▸ Task directions:
Reproduce exactly the lines below, from the first one through the line containing "Chart.register(...registerables);", and omit any pictures.

--- begin Material provided ---

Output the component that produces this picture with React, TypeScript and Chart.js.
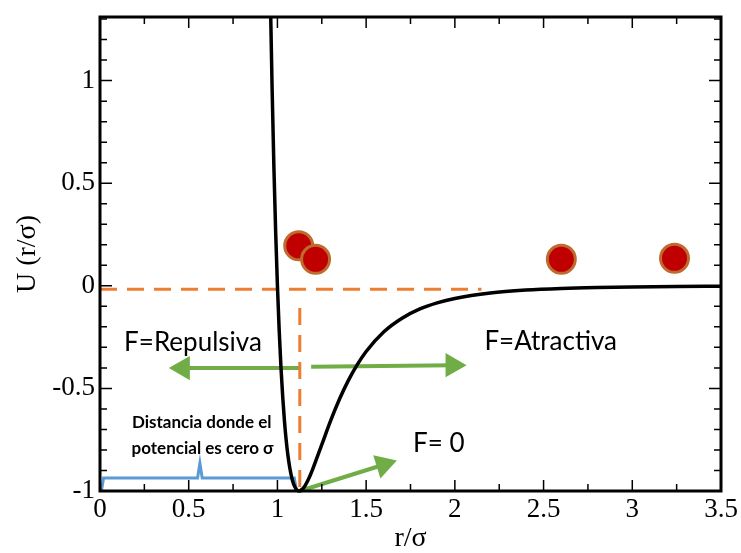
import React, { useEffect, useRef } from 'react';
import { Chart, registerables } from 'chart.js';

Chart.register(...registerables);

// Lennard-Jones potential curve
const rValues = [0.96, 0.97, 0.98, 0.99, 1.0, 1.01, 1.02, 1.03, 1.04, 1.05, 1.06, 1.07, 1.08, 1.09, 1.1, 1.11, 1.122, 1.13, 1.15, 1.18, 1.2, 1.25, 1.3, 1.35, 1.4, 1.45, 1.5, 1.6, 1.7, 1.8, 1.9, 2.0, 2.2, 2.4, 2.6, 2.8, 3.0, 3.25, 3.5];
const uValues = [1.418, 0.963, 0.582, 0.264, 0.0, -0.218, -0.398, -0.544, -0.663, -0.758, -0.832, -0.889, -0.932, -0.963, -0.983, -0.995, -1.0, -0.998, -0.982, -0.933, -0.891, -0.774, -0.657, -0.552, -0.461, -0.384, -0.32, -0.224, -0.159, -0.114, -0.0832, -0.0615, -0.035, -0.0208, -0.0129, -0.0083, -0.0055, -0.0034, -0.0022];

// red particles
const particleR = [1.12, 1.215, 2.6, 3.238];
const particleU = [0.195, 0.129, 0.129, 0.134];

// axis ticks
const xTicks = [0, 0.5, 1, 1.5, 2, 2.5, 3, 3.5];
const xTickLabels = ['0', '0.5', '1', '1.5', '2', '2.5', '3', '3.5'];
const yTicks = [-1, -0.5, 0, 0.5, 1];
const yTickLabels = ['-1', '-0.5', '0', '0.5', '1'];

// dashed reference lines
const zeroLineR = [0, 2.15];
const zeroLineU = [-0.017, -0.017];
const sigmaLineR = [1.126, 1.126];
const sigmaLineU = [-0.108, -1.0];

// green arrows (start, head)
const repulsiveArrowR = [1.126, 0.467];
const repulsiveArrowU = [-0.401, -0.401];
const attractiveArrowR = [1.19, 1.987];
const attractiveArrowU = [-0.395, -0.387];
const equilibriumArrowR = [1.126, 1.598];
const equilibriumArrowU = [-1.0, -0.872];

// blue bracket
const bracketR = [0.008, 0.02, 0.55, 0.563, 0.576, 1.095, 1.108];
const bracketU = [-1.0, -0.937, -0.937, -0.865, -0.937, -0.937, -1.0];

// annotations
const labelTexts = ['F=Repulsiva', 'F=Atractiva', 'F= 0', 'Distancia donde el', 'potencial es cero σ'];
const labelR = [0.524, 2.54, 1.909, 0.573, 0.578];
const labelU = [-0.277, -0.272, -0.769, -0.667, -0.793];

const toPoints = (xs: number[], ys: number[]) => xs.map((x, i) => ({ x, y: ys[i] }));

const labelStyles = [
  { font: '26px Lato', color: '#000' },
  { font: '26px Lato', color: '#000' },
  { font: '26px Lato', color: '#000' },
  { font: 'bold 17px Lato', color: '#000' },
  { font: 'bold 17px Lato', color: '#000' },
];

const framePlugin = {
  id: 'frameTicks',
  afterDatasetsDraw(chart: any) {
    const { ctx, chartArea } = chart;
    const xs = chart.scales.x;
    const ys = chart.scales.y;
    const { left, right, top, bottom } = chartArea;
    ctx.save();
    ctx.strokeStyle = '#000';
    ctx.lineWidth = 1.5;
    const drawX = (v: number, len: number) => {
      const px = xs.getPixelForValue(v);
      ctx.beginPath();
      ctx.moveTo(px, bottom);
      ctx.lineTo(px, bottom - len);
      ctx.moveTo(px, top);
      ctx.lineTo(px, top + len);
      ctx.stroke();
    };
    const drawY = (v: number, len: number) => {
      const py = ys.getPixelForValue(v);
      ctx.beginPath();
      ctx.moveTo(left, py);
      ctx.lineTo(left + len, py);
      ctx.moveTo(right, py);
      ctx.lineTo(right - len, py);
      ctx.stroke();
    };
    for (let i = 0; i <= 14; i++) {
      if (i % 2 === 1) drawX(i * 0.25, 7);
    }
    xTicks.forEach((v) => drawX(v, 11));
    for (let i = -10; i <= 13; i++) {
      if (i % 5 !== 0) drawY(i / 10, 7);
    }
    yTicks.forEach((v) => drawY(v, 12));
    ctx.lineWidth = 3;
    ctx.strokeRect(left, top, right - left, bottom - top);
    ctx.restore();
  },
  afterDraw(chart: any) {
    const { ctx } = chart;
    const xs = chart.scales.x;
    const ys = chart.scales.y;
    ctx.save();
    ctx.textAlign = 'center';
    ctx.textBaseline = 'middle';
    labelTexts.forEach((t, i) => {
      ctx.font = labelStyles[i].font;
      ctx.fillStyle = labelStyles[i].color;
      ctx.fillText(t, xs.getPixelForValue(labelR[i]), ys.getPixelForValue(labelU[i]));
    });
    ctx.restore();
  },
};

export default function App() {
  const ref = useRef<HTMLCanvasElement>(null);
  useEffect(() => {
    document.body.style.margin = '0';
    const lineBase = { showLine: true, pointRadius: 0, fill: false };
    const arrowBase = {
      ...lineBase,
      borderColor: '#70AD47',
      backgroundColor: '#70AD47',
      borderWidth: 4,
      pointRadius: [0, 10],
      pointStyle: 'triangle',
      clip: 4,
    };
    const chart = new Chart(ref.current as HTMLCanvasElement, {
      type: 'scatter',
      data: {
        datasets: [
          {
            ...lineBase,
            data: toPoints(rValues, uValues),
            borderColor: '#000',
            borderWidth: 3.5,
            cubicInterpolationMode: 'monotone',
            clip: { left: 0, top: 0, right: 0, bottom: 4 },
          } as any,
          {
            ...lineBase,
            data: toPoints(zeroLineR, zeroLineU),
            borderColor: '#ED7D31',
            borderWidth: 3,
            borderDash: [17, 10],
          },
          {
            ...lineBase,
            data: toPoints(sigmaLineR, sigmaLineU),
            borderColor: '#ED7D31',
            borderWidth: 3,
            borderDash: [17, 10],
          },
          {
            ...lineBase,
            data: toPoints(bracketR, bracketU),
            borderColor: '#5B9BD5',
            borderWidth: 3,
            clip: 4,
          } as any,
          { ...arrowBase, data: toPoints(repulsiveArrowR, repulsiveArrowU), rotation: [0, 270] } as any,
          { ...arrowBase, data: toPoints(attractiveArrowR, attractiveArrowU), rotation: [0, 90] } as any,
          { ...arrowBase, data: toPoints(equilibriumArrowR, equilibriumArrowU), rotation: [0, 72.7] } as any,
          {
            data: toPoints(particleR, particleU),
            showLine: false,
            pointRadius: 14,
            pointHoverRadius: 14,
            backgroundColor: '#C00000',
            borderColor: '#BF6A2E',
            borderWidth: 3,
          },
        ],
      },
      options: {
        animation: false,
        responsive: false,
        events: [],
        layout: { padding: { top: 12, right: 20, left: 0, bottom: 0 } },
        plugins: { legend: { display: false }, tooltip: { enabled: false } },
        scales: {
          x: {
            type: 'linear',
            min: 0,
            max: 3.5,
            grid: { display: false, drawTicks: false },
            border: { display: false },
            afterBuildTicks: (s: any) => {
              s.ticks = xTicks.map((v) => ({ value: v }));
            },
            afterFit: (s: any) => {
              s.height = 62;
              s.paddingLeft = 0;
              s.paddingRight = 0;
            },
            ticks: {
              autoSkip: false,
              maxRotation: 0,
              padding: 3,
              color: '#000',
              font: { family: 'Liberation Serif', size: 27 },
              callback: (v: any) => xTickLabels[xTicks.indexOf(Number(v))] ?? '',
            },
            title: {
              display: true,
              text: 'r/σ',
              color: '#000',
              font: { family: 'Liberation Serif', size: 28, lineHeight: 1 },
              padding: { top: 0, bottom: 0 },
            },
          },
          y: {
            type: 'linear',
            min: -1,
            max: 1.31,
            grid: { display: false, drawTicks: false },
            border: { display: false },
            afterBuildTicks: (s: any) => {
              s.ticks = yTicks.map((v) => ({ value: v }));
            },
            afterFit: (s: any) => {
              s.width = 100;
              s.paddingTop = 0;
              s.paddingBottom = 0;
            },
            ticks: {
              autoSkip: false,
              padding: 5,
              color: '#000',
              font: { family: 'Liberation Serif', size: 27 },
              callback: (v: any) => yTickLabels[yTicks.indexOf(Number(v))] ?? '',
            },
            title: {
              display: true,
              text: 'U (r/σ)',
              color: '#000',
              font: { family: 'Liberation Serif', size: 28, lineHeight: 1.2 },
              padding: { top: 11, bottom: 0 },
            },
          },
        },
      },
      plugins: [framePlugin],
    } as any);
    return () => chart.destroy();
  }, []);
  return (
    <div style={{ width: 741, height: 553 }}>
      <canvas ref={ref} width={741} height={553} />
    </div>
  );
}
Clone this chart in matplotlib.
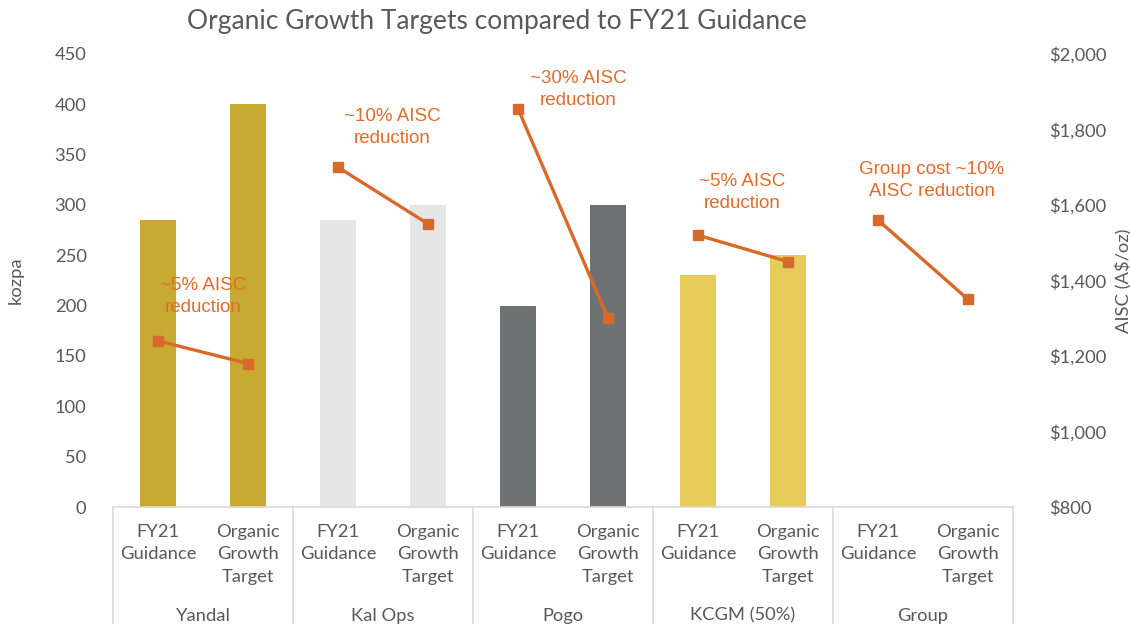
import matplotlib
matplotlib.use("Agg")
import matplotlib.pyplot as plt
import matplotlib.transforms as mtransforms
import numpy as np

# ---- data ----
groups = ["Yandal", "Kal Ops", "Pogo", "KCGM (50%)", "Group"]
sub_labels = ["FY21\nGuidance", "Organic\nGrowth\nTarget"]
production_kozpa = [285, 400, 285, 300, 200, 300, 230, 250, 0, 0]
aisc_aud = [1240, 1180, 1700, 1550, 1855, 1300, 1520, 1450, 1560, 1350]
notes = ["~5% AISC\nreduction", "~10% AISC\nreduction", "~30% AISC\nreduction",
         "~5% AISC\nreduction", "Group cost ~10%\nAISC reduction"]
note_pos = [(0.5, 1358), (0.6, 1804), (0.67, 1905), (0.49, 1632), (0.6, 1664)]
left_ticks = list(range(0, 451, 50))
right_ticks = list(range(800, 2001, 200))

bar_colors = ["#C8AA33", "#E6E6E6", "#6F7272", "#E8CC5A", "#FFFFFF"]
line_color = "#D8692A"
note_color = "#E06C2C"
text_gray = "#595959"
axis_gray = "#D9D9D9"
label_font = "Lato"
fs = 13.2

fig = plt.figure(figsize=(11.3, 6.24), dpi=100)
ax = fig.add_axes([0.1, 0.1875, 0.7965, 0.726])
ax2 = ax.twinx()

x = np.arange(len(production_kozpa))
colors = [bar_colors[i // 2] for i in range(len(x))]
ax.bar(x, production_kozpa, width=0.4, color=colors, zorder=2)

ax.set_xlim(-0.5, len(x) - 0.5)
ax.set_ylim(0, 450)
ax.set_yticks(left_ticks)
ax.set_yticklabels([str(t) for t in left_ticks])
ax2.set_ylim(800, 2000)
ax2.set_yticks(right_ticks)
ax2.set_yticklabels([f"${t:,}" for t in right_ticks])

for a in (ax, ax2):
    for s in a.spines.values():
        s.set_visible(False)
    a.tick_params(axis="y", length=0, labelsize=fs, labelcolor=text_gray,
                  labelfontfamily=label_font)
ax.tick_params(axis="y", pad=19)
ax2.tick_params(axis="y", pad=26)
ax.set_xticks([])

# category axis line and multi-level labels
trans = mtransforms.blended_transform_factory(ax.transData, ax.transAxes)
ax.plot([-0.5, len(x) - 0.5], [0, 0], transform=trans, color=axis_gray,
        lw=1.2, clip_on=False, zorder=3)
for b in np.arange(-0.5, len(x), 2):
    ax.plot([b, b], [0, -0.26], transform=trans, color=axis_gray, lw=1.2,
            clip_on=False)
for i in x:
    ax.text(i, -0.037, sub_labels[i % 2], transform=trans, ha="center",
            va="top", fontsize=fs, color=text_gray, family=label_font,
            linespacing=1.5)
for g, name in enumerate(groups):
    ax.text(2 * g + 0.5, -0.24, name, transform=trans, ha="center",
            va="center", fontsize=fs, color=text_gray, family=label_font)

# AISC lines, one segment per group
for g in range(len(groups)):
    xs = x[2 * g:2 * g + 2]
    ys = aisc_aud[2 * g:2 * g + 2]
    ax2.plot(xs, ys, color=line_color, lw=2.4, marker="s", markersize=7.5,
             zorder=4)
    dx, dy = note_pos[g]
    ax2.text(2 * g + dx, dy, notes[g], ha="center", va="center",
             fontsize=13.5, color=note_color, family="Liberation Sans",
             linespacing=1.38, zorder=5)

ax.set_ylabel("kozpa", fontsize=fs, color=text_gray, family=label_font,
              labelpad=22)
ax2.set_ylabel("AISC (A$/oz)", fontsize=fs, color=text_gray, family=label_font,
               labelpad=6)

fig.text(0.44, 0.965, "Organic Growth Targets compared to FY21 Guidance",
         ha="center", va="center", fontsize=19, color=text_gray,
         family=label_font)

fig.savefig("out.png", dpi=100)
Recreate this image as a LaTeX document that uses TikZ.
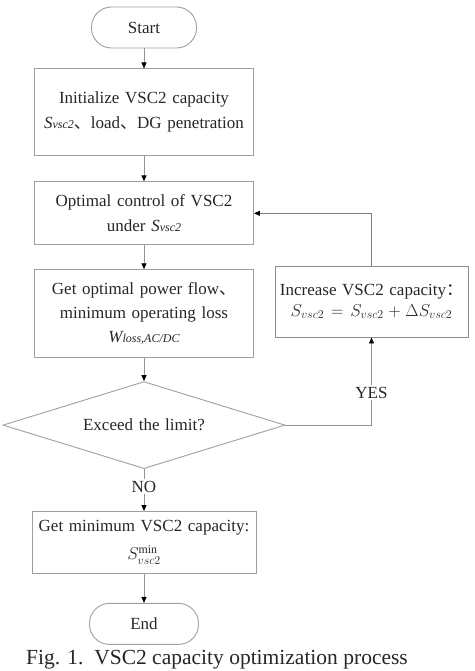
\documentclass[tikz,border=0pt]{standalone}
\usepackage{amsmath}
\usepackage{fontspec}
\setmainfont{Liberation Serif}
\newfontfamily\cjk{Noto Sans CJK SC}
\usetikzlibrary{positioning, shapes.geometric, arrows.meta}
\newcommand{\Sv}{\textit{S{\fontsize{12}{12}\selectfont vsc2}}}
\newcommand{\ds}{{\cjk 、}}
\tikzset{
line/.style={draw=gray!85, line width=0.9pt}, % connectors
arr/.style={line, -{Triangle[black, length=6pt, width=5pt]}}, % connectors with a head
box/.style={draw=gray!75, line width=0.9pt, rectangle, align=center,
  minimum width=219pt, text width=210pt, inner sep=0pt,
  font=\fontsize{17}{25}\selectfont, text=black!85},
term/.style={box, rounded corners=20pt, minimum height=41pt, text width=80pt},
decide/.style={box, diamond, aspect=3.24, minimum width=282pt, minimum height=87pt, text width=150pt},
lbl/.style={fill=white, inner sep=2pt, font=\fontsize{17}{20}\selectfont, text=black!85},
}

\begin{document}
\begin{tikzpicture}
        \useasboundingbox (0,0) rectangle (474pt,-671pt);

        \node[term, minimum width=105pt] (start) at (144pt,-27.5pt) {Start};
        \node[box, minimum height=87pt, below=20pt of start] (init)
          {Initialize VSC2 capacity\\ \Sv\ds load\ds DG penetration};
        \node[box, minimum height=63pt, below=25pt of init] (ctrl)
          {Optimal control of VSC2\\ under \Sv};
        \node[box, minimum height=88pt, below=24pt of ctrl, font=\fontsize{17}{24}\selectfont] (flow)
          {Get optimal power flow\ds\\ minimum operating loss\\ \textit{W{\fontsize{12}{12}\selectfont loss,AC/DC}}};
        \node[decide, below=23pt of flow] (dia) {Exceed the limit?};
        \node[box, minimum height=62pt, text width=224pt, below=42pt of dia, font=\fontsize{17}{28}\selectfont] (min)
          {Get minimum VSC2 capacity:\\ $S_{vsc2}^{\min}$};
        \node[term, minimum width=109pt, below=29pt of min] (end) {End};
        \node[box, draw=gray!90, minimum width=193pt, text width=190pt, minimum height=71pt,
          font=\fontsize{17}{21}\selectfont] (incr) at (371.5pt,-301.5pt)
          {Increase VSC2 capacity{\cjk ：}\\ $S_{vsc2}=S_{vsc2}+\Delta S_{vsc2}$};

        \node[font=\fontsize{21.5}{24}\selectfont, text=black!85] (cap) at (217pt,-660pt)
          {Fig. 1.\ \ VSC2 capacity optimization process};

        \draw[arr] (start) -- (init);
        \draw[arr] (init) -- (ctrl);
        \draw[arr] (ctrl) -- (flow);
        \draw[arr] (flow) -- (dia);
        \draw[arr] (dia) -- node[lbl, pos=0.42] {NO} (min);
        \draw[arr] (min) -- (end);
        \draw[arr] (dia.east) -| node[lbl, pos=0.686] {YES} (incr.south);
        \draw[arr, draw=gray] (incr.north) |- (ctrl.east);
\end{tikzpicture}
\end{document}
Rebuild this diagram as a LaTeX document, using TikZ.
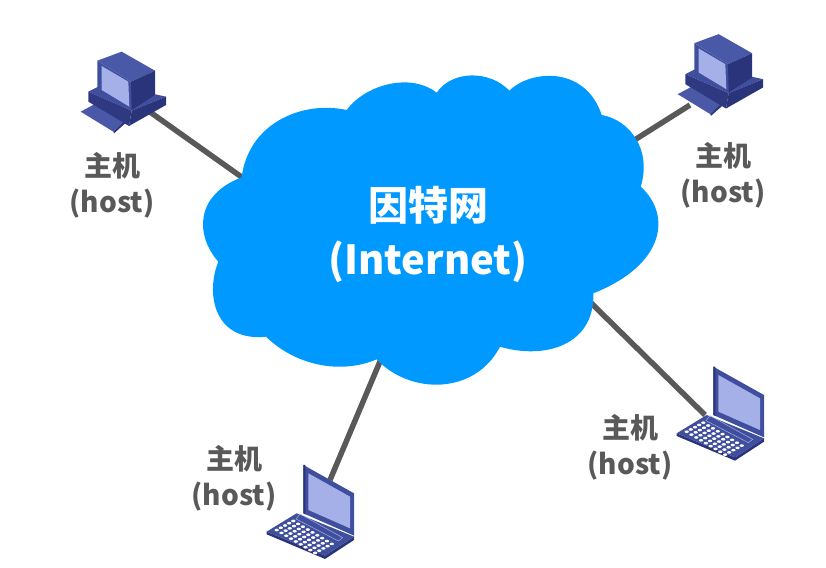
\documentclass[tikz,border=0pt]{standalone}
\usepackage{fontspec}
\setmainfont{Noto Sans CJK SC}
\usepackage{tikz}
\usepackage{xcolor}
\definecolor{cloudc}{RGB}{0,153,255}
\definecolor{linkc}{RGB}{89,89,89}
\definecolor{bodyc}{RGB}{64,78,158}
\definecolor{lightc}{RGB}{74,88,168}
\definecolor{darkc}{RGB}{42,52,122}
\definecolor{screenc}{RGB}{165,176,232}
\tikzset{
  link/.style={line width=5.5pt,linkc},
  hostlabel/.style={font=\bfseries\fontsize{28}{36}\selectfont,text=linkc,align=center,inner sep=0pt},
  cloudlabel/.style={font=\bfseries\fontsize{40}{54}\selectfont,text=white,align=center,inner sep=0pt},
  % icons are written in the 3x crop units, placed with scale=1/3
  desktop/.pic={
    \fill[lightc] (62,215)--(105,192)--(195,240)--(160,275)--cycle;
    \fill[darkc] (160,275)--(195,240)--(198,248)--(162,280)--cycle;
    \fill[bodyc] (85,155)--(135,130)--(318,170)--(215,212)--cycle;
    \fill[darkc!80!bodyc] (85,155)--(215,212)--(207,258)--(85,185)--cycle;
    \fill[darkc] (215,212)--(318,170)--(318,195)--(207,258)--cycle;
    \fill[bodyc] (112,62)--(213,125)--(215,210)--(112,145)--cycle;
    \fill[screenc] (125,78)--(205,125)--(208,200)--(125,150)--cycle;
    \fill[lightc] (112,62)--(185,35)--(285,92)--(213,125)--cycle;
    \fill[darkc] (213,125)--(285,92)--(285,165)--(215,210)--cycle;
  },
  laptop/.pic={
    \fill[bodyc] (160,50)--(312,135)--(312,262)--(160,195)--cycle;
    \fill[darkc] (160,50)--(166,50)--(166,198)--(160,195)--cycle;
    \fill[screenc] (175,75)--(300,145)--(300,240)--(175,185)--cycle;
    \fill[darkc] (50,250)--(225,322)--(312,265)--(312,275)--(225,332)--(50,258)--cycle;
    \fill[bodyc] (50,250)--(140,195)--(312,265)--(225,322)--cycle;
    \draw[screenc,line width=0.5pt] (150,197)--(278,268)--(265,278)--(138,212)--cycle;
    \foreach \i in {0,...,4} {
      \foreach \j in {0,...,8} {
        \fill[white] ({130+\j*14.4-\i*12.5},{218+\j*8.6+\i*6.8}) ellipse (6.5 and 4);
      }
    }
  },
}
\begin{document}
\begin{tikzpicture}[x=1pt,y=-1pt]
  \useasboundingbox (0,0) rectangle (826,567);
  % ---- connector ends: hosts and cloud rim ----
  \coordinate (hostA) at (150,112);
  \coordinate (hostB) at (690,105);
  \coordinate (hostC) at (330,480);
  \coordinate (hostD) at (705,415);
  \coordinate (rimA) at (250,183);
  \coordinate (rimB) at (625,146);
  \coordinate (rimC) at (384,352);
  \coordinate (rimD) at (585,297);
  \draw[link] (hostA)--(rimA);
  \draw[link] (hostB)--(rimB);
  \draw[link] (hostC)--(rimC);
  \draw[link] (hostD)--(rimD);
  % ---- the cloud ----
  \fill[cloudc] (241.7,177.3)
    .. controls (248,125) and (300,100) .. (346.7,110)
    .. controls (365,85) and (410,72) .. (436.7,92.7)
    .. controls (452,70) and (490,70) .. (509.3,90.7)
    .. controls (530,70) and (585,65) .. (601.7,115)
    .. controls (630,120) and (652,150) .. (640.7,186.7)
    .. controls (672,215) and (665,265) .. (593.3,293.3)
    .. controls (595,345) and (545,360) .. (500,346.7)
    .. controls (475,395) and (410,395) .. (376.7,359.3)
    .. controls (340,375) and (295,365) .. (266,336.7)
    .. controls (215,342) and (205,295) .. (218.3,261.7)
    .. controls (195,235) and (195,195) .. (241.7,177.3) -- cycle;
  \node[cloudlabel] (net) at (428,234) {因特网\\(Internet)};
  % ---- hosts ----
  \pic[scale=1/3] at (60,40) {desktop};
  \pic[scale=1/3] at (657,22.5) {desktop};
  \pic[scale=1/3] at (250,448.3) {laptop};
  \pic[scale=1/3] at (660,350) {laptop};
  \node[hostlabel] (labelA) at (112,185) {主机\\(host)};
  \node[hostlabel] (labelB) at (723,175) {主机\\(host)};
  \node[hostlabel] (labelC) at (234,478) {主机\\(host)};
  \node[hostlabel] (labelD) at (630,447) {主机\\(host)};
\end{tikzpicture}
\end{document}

--- end Material provided ---

▸ Correct output:
Output the component that produces this picture with React, TypeScript and Chart.js.
import React, { useEffect, useRef } from 'react';
import { Chart, registerables } from 'chart.js';

Chart.register(...registerables);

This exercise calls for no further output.